The selling is amplified by the structural fragility: everyone is positioned the same way. Liquidity evaporates.

Panic sets in when the typical "Fed put" (intervention to save the market) fails, because more liquidity injected by the Fed would depress the dollar even further, amplifying the equity selloff instead of containing it.

Warning Signals to Monitor:

Primary Signal: Equity selling occurring simultaneously with a depreciating dollar.

Confirmation Signal: A rise in implied volatility (skew) in the currency market.

Market Signal: Underperformance of high-beta and low-quality stocks, indicating that risk capital flows are drying up.

Critical Signal: Any Fed intervention that, instead of calming the market, causes an even larger selloff in the dollar and stocks.

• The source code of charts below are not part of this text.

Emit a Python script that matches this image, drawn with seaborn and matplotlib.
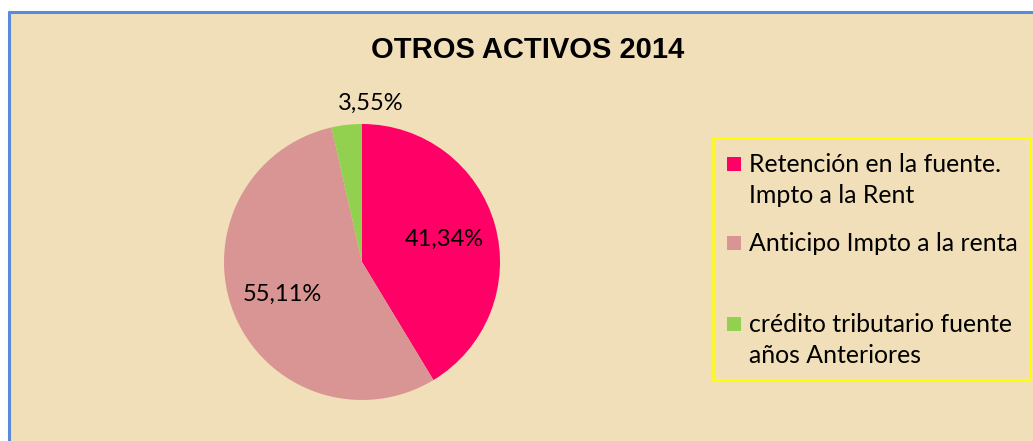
import matplotlib
matplotlib.use("Agg")
import matplotlib.pyplot as plt
import matplotlib.patches as patches
import seaborn as sns

# Data
categories = ["Retención en la fuente.\nImpto a la Rent",
              "Anticipo Impto a la renta",
              "crédito tributario fuente\naños Anteriores"]
shares = [41.34, 55.11, 3.55]
colors = ["#FF0066", "#D99594", "#92D050"]
title = "OTROS ACTIVOS 2014"

BG = "#F1DFB9"
LABEL_FONT = ["Lato", "DejaVu Sans"]

sns.set_theme(style="white")
plt.rcParams['font.family'] = LABEL_FONT

fig = plt.figure(figsize=(10.33, 4.41), dpi=100, facecolor="white")

# chart area background with blue frame on top / left
bg_ax = fig.add_axes([0, 0, 1, 1])
bg_ax.set_xlim(0, 1033)
bg_ax.set_ylim(441, 0)
bg_ax.axis("off")
bg_ax.add_patch(patches.Rectangle((9, 12), 1030, 440, facecolor=BG, edgecolor="none"))
bg_ax.plot([9, 1033], [12, 12], color="#5B8BD8", lw=2.2)
bg_ax.plot([9, 9], [12, 441], color="#5B8BD8", lw=2.2)

fig.text(528 / 1033, 1 - 50 / 441, title, ha="center", va="center",
         fontsize=21, fontweight="bold", family=["Liberation Sans", "DejaVu Sans"], color="black")

# Pie
ax = fig.add_axes([(362 - 138) / 1033, (441 - 400) / 441, 276 / 1033, 276 / 441])
ax.set_facecolor("none")


def fmt(p):
    return f"{p:.2f}%".replace(".", ",")


wedges, texts, autotexts = ax.pie(shares, colors=colors, startangle=90, counterclock=False,
                                  autopct=fmt, pctdistance=0.62,
                                  wedgeprops=dict(linewidth=0, edgecolor="none"),
                                  textprops=dict(fontsize=17, color="black"))
autotexts[2].set_position((0.06, 1.15))
ax.set_xlim(-1, 1)
ax.set_ylim(-1, 1)
ax.set_aspect("equal")

# Legend box (drawn by hand to follow the original spacing)
bg_ax.add_patch(patches.Rectangle((713, 138), 317, 242, facecolor="none",
                                  edgecolor="#FFFF00", lw=1.8))
entry_y = [164, 243, 324]
for lab, col, y in zip(categories, colors, entry_y):
    bg_ax.add_patch(patches.Rectangle((727, y - 7), 14, 14, facecolor=col, edgecolor="none"))
    bg_ax.text(749, y - 11, lab, ha="left", va="top", fontsize=17.9,
               linespacing=1.4, color="black")

fig.savefig("out.png", dpi=100, facecolor="white")
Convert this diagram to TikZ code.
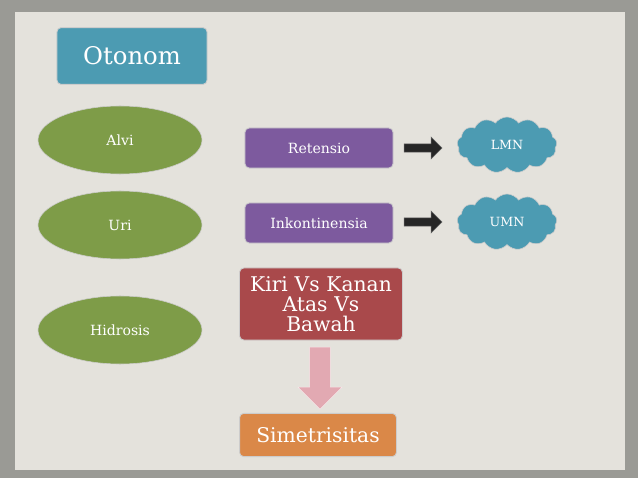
\documentclass[tikz,border=0pt]{standalone}
\usepackage{fontspec}
\setmainfont{DejaVu Serif}
\usetikzlibrary{shapes.geometric,shapes.symbols,shapes.arrows}
\definecolor{paper}{HTML}{E4E2DC}
\definecolor{frame}{HTML}{9A9A95}
\definecolor{teal}{HTML}{4C9BB2}
\definecolor{olive}{HTML}{7E9C48}
\definecolor{plum}{HTML}{7D5A9E}
\definecolor{brick}{HTML}{A9494B}
\definecolor{salmon}{HTML}{DA8848}
\definecolor{rose}{HTML}{E2A9B2}
\tikzset{
    box/.style={rounded corners=3pt, text=white, draw=white!80!black, line width=.6pt},
    oval/.style={ellipse, fill=olive, text=white, draw=white!80!black,
        minimum width=4.1cm, minimum height=1.7cm},
    puff/.style={cloud, cloud puffs=13, cloud puff arc=110, aspect=1.8, fill=teal,
        text=white, draw=white!80!black, inner sep=0pt,
        minimum width=2.5cm, minimum height=1.4cm, font=\small},
    blk/.style={single arrow, fill=black!85, draw=black!60, minimum height=.95cm,
        single arrow head extend=2pt, minimum width=.55cm, inner sep=1pt}
}
\begin{document}
\begin{tikzpicture}[x=0.025cm,y=-0.025cm]

    \useasboundingbox (0,0) rectangle (638,478);
    \fill[frame] (0,0) rectangle (638,478);
    \fill[paper] (15,12) rectangle (625,470);

    \node [box, fill=teal, minimum width=3.75cm, minimum height=1.42cm,
        font=\LARGE] (otonom) at (132,56) {Otonom};

    \node [oval] (alvi) at (120,140) {Alvi};
    \node [oval] (uri) at (120,225) {Uri};
    \node [oval] (hidrosis) at (120,330) {Hidrosis};

    \node [box, fill=plum, minimum width=3.7cm, minimum height=1cm]
        (retensio) at (319,148) {Retensio};
    \node [box, fill=plum, minimum width=3.7cm, minimum height=1cm]
        (inkon) at (319,223) {Inkontinensia};

    \node [box, fill=brick, minimum width=4.07cm, minimum height=1.8cm,
        font=\Large\linespread{0.8}\selectfont, align=center, inner sep=1pt, text width=4cm]
        (kiri) at (321,304) {Kiri Vs Kanan\\Atas Vs\\Bawah};

    \node [box, fill=salmon, minimum width=3.92cm, minimum height=1.08cm,
        font=\Large] (sime) at (318,435) {Simetrisitas};

    \node [single arrow, shape border rotate=270, fill=rose, draw=white!70!rose,
        minimum height=1.55cm, minimum width=1.1cm, single arrow head extend=4pt]
        (turun) at (320,373) {};

    \node [blk] (panah1) at (421,148) {};
    \node [blk] (panah2) at (421,222) {};

    \node [puff] (lmn) at (507,145) {LMN};
    \node [puff] (umn) at (507,222) {UMN};

\end{tikzpicture}
\end{document}
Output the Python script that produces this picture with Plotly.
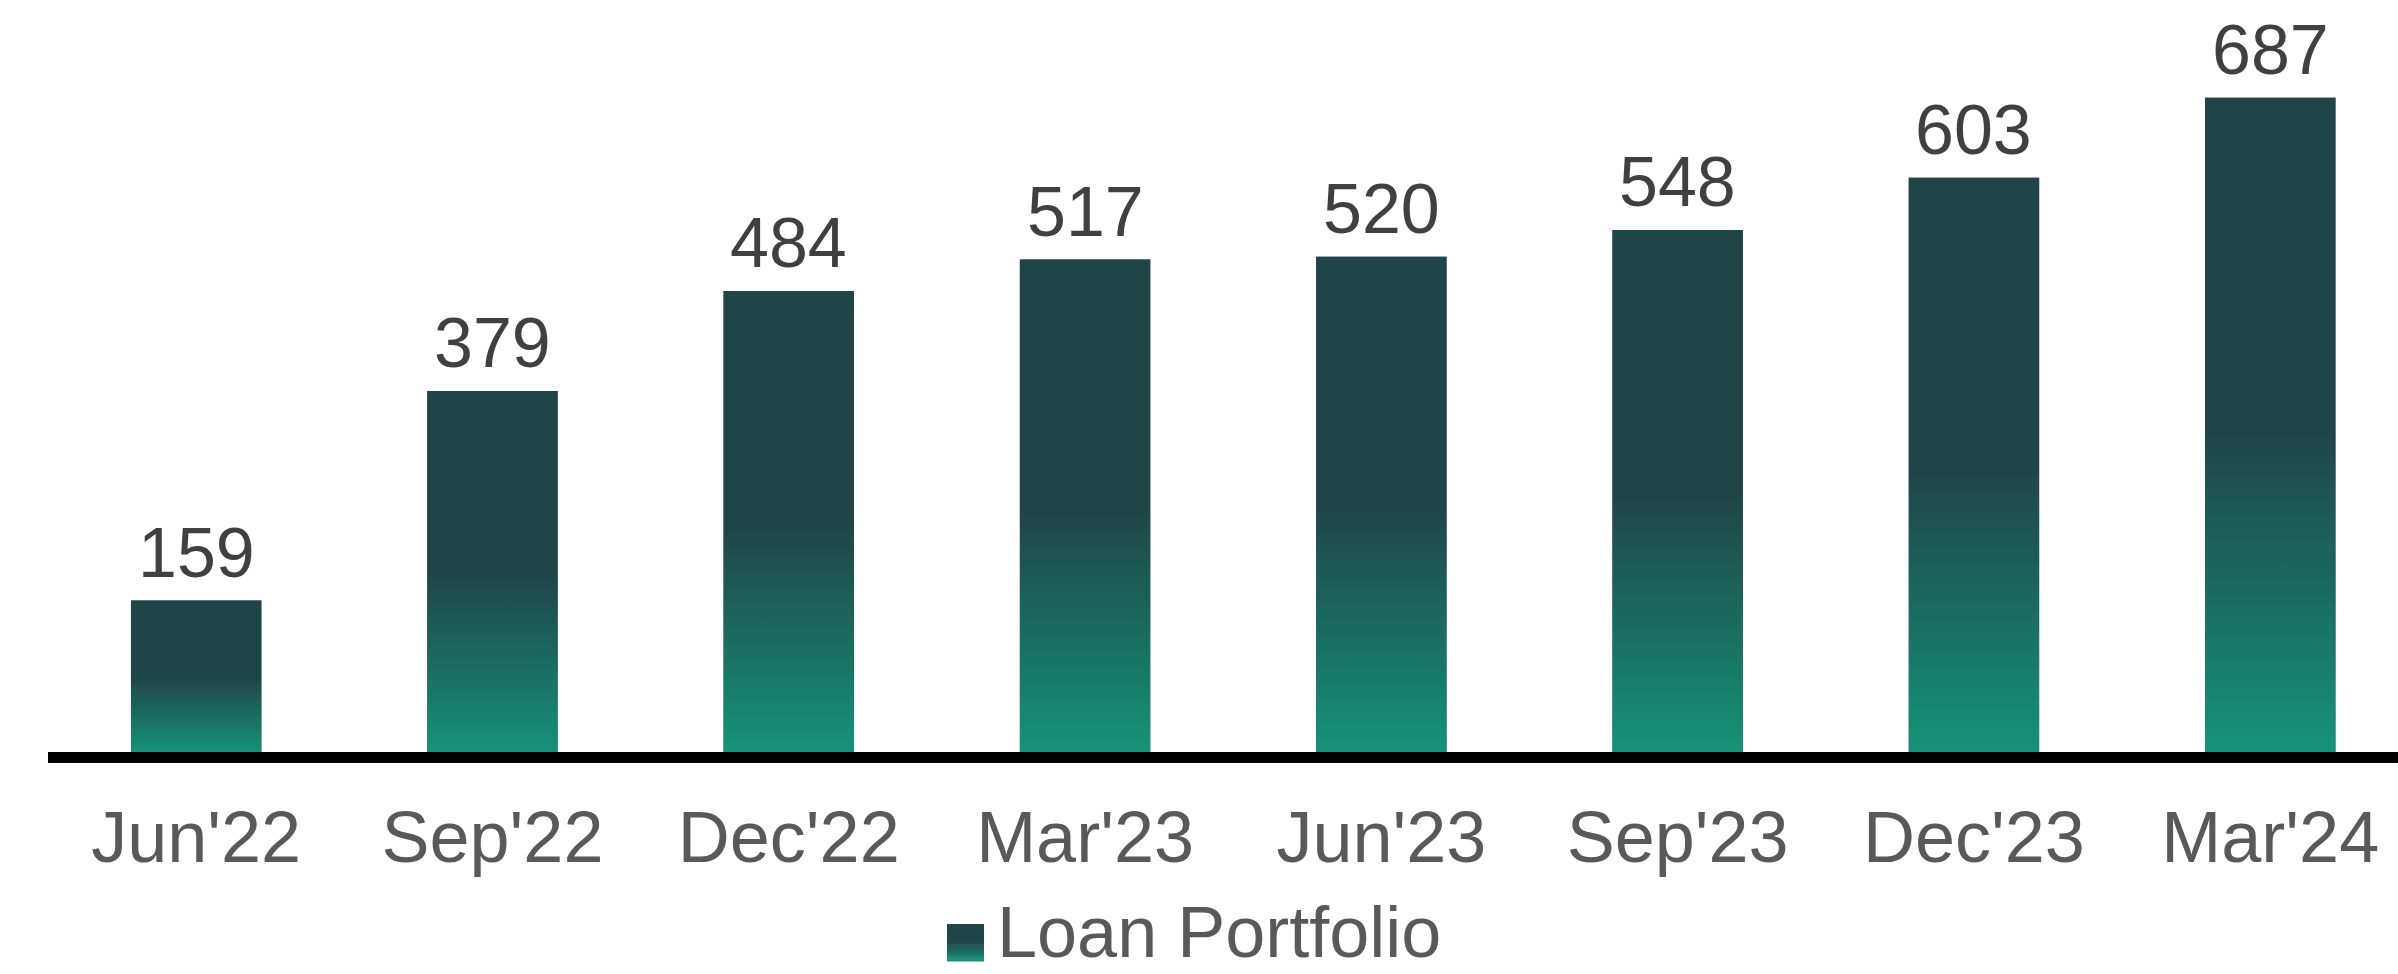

Current Positioning & Conclusion:

In the short term, the author maintains long positions in equities, gold, and silver, as liquidity tailwinds are still favorable. However, the storm is forming. The market is as complacent about a weak dollar as it was about mortgages in 2007. When the signals above flash, indicating that cross-border flow risk is materializing, it will be time to position defensively: short equities, long volatility, and short the US dollar.

The crisis is not a matter of "if," but "when" these structural flows begin to reverse. Awareness of this mechanism is the single greatest edge an investor can have today.